The transition peak intensity in the magnetic spectrum is considered. In an induction motor, a rotating magnetic field is generated by the currents flowing in the stator coils. This rotating magnetic field contributes to the rotor rotation, but if the rotor is perfectly synchronized with the rotating magnetic field, no induction current is generated, and no torque is produced; thereby, a slight delay (slip) is necessary. Slip s is a parameter calculated from the rotor frequency as given by

$$s={\displaystyle \frac{f_s-f_{rotor}}{f_s}},$$

(1)

where f_s is the frequency of the rotating magnetic flux density B_r at the rotor, which is given by $f_s=f_e/p$ (= 25 Hz in this study). Generally, slip is proportional to the torque $\tau$, i.e., $s\propto \tau$. The relative velocity created by the slip causes an induced current $J\propto -\partial {\mathbf{B}}_{\mathbf{r}}/\partial t$ to flow in the rotor, and the interaction between this current and the rotating magnetic field generates torque $\tau \propto -\partial {\mathbf{B}}_{\mathbf{r}}/\partial t \times \mathbf{B}$, where B is the magnetic flux density at the rotor. Therefore, the torque is possibly related to the magnitude of the transition peak. The relationship between slip and the intensity of the first transition peak when measured at sensor position I, as plotted in Figure 6a, and the relationship between slip and the intensity of the second transition peak observed at sensor position II is plotted in Figure 6b. The diagram shows some correlation between slip, torque, and the intensity of the first transition peak. When the slip increased, the intensity of the first transition peak increased. In contrast, the intensity of the second transition peak did not show a clear relationship with the torque. This result suggested that the first transition peak originated in the physical phenomenon of torque generation. The peak intensity of the 50 Hz magnetic field from the stator coil also showed a correlation with torque (Supplementary Materials, Figure S2).

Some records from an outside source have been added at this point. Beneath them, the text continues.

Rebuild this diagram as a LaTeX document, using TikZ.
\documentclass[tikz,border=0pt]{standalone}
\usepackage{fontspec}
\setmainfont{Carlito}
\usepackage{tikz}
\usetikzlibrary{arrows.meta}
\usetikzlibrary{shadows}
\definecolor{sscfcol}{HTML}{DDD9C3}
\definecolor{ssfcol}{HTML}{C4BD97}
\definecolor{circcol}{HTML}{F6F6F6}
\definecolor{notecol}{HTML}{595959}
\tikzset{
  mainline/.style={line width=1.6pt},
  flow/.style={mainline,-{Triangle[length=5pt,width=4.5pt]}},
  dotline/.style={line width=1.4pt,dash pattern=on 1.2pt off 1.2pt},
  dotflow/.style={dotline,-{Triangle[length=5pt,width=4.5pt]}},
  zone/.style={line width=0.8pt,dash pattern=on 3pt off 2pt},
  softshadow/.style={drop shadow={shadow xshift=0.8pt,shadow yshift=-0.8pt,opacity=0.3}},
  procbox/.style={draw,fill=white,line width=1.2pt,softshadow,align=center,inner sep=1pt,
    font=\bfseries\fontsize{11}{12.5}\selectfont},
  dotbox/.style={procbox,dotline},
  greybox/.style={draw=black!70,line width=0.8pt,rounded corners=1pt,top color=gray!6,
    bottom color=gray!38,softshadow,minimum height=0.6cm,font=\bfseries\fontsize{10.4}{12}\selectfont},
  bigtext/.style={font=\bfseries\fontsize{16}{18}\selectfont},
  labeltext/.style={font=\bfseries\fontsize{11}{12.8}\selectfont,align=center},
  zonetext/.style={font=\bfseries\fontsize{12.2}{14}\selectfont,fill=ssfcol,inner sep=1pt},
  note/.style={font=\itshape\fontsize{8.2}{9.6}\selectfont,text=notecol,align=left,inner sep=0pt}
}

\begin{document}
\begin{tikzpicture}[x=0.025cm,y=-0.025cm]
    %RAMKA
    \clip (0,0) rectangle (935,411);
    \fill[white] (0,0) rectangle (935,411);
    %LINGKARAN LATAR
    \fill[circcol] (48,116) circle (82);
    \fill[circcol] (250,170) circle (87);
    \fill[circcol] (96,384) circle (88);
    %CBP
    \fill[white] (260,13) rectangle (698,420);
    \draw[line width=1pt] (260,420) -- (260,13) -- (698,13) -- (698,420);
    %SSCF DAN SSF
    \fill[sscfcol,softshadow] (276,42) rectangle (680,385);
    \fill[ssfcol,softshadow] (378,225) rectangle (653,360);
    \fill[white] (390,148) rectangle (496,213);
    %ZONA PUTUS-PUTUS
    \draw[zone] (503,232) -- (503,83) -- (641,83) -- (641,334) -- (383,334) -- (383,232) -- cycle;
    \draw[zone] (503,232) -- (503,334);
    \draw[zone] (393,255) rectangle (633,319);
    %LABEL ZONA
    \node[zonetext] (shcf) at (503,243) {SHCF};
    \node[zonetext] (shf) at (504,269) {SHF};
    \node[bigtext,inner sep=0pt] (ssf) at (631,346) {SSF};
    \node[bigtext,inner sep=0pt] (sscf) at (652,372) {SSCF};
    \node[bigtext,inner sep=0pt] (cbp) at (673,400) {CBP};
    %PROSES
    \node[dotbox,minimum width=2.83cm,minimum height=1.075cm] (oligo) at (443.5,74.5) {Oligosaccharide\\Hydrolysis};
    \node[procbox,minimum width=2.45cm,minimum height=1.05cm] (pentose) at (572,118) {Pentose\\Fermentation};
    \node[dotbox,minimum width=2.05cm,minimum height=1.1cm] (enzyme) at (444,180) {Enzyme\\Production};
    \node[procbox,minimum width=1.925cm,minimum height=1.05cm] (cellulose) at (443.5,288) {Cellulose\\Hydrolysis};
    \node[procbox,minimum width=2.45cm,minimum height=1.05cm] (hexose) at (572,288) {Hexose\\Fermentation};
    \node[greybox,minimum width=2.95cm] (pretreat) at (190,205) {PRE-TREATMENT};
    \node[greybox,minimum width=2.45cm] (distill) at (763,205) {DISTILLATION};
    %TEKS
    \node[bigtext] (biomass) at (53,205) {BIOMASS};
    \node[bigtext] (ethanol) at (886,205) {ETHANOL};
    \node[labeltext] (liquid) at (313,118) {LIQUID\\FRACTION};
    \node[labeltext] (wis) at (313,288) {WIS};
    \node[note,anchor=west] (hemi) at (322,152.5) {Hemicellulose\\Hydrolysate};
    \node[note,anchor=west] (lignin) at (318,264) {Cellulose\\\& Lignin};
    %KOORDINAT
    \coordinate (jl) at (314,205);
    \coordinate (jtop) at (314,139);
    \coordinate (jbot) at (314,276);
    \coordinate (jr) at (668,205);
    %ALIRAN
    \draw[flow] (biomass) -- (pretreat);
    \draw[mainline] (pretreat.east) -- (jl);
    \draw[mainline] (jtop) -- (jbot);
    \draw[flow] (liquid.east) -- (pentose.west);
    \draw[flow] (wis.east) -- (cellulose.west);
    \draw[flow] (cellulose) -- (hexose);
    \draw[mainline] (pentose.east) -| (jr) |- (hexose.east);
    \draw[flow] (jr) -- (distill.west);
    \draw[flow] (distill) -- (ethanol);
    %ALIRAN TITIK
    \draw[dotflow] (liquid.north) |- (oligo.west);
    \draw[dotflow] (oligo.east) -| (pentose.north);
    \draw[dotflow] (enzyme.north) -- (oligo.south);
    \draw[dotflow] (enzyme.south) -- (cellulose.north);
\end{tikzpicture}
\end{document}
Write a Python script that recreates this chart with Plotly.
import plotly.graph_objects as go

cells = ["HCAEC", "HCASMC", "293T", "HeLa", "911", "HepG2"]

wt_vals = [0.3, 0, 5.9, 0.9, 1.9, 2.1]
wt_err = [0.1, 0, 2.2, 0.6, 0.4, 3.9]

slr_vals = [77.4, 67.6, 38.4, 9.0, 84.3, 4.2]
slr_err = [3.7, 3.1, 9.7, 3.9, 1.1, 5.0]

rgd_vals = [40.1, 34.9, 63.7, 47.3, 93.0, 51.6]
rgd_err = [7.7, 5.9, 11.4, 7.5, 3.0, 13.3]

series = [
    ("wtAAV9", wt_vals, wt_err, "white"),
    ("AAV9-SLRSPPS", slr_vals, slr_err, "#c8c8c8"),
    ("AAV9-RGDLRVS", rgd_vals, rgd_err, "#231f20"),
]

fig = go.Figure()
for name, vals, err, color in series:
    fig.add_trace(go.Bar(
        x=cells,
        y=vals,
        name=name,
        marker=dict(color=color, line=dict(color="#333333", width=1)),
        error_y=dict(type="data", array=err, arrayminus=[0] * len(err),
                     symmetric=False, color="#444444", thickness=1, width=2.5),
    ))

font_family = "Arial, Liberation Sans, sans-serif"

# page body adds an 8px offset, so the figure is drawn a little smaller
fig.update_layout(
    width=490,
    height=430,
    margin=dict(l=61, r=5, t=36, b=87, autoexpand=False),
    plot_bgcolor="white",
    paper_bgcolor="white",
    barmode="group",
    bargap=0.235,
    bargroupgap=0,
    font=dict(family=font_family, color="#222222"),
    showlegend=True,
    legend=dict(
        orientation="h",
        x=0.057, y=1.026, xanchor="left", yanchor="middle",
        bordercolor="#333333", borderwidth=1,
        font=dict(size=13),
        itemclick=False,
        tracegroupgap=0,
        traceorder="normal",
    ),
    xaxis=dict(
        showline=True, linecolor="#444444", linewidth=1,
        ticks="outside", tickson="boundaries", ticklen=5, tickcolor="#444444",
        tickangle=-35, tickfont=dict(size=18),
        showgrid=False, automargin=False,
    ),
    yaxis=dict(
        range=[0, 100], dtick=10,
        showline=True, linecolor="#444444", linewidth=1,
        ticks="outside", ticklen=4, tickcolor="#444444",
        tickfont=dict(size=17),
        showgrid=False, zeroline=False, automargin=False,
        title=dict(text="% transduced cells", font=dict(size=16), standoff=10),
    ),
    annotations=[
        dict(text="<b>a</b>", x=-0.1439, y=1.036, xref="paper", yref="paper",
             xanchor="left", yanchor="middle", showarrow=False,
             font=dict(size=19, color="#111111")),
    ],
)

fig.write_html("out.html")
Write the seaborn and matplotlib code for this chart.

The output power of the motor is obtained from the torque τ with the load cell and the rotation frequency f_rotor, which is observed by the optical sensor, as P = 2πτ f_rotor. The torque can be estimated from the peak intensity of the first transition magnetic flux density signal, as mentioned before, and the rotor frequency can be obtained from the transition peak frequency. The actual output of the motor and the output estimated by the magnetic sensor are plotted in Figure 7. Although slight deviations are observed, the magnetic sensor enables the non-contact estimation of output power with sufficient resolution to detect changes in motor condition in real time.

Because the magnetic sensor is non-contact, needs only a small module placed near the housing, and is inexpensive enough for large-scale IoT deployment, it can continuously track motor efficiency versus output through the magnetic flux spectrum. Abnormality detection may be possible based on the magnetic flux density using big data analysis (see Supplementary Materials Figure S3). This may enable the detection of leakage currents, such as faulty insulation inside a motor. These results can form the basis for fault analysis using big data analysis or machine learning and are expected to be applied for the non-contact measurements of motor conditions and anomaly detection.

5. Conclusions

In this research, a high-sensitivity magnetic sensor was used to measure the operating state of an induction motor. When a short-time Fourier transform was performed on the magnetic signal, peaks that transitioned to the rotor frequency appeared, in addition to peaks at multiples of 50 Hz. The analysis of the intensity and frequency of these peaks revealed that they contained various information, including the rotational frequency, the torque, and the output power of the motor. From this information, the state of the motor at the time of an abnormality can be determined more clearly. Furthermore, these data can provide the basis for big data analysis or machine learning for the detection of motor anomalies.